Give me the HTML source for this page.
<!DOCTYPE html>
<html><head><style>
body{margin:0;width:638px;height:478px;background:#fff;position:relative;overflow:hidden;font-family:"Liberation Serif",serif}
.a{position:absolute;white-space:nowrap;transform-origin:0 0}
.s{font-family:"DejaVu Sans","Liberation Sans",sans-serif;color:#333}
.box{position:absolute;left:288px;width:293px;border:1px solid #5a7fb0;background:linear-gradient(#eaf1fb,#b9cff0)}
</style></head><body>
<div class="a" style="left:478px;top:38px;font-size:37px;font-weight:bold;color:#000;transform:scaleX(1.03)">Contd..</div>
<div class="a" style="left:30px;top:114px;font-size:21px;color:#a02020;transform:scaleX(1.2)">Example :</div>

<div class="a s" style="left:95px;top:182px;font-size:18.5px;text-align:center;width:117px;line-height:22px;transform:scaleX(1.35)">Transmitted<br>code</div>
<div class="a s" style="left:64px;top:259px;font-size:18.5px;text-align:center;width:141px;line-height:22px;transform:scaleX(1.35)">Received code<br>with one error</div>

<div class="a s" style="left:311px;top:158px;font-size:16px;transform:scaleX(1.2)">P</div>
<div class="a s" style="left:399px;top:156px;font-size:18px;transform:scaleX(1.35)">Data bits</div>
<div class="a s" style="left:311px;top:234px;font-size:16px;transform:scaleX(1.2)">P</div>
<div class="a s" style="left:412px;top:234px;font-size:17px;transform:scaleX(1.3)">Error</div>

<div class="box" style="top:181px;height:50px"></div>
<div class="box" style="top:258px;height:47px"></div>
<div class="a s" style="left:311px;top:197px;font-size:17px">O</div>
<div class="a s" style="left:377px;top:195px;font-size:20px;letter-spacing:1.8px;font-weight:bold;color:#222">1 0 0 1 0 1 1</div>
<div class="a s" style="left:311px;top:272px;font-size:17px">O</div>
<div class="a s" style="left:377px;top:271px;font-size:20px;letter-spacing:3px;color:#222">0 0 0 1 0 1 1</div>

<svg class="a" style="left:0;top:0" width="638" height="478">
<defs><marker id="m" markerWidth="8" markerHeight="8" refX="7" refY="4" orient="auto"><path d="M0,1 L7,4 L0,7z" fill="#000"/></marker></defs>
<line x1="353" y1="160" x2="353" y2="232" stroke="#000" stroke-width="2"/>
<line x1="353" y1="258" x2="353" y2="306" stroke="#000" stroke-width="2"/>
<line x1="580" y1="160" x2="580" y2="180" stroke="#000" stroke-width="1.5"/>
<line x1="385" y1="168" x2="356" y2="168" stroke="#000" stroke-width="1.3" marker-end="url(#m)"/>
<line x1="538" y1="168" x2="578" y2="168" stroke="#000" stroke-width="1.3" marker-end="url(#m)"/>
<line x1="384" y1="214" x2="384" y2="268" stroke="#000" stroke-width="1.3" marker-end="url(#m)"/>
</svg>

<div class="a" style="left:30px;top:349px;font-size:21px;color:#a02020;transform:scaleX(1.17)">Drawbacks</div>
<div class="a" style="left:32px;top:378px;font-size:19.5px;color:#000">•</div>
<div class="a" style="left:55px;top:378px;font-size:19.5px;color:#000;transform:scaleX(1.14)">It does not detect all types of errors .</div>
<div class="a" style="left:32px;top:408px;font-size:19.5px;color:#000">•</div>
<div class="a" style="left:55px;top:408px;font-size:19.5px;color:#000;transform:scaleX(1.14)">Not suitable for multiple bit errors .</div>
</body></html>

→ **WORK TO BE COMPLETED**: Go back to the listing above and please repeat it exactly.

→ **WRITTEN REPLY**:
Give me the HTML source for this page.
<!DOCTYPE html>
<html><head><style>
body{margin:0;width:638px;height:478px;background:#fff;position:relative;overflow:hidden;font-family:"Liberation Serif",serif}
.a{position:absolute;white-space:nowrap;transform-origin:0 0}
.s{font-family:"DejaVu Sans","Liberation Sans",sans-serif;color:#333}
.box{position:absolute;left:288px;width:293px;border:1px solid #5a7fb0;background:linear-gradient(#eaf1fb,#b9cff0)}
</style></head><body>
<div class="a" style="left:478px;top:38px;font-size:37px;font-weight:bold;color:#000;transform:scaleX(1.03)">Contd..</div>
<div class="a" style="left:30px;top:114px;font-size:21px;color:#a02020;transform:scaleX(1.2)">Example :</div>

<div class="a s" style="left:95px;top:182px;font-size:18.5px;text-align:center;width:117px;line-height:22px;transform:scaleX(1.35)">Transmitted<br>code</div>
<div class="a s" style="left:64px;top:259px;font-size:18.5px;text-align:center;width:141px;line-height:22px;transform:scaleX(1.35)">Received code<br>with one error</div>

<div class="a s" style="left:311px;top:158px;font-size:16px;transform:scaleX(1.2)">P</div>
<div class="a s" style="left:399px;top:156px;font-size:18px;transform:scaleX(1.35)">Data bits</div>
<div class="a s" style="left:311px;top:234px;font-size:16px;transform:scaleX(1.2)">P</div>
<div class="a s" style="left:412px;top:234px;font-size:17px;transform:scaleX(1.3)">Error</div>

<div class="box" style="top:181px;height:50px"></div>
<div class="box" style="top:258px;height:47px"></div>
<div class="a s" style="left:311px;top:197px;font-size:17px">O</div>
<div class="a s" style="left:377px;top:195px;font-size:20px;letter-spacing:1.8px;font-weight:bold;color:#222">1 0 0 1 0 1 1</div>
<div class="a s" style="left:311px;top:272px;font-size:17px">O</div>
<div class="a s" style="left:377px;top:271px;font-size:20px;letter-spacing:3px;color:#222">0 0 0 1 0 1 1</div>

<svg class="a" style="left:0;top:0" width="638" height="478">
<defs><marker id="m" markerWidth="8" markerHeight="8" refX="7" refY="4" orient="auto"><path d="M0,1 L7,4 L0,7z" fill="#000"/></marker></defs>
<line x1="353" y1="160" x2="353" y2="232" stroke="#000" stroke-width="2"/>
<line x1="353" y1="258" x2="353" y2="306" stroke="#000" stroke-width="2"/>
<line x1="580" y1="160" x2="580" y2="180" stroke="#000" stroke-width="1.5"/>
<line x1="385" y1="168" x2="356" y2="168" stroke="#000" stroke-width="1.3" marker-end="url(#m)"/>
<line x1="538" y1="168" x2="578" y2="168" stroke="#000" stroke-width="1.3" marker-end="url(#m)"/>
<line x1="384" y1="214" x2="384" y2="268" stroke="#000" stroke-width="1.3" marker-end="url(#m)"/>
</svg>

<div class="a" style="left:30px;top:349px;font-size:21px;color:#a02020;transform:scaleX(1.17)">Drawbacks</div>
<div class="a" style="left:32px;top:378px;font-size:19.5px;color:#000">•</div>
<div class="a" style="left:55px;top:378px;font-size:19.5px;color:#000;transform:scaleX(1.14)">It does not detect all types of errors .</div>
<div class="a" style="left:32px;top:408px;font-size:19.5px;color:#000">•</div>
<div class="a" style="left:55px;top:408px;font-size:19.5px;color:#000;transform:scaleX(1.14)">Not suitable for multiple bit errors .</div>
</body></html>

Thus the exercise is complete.